## **PSC Users**

### 1️⃣ **Step 1 Setting Up Your Environment on Bridges2**

❗️⚠️ For this homework, we are **providing shared Datasets and a shared Conda environment** for the entire class.

❗️⚠️ So for PSC users, **do not download the data yourself** and **do not need to manually install the packages**!

Follow these steps to set up the environment and start a Jupyter notebook on Bridges2:

To run your notebook more efficiently on PSC, we need to use a **Jupyter Server** hosted on a compute node.

You can use your prefered way of connecting to the Jupyter Server. 

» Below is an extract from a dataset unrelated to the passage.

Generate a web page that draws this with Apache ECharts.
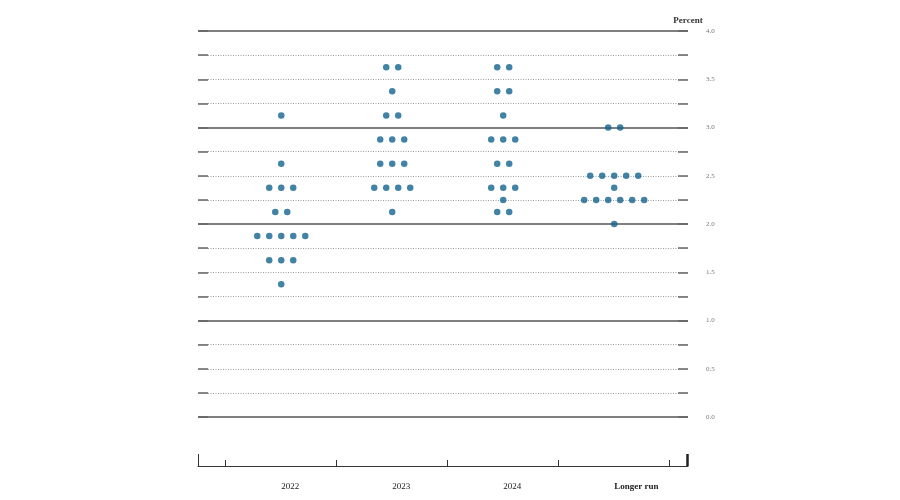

**The recommended way of connecting is:**

#### **Connect in VSCode**
SSH into Bridges2 and navigate to your **Jet directory** (`Jet/home/<your_username>`). Upload your notebook there, and then connect to the Jupyter Server from that directory.

#### **1. SSH into Bridges2**
1）Open VS Code and click on the `Extensions` icon in the left sidebar. Make sure the "**Remote - SSH**" extension is installed.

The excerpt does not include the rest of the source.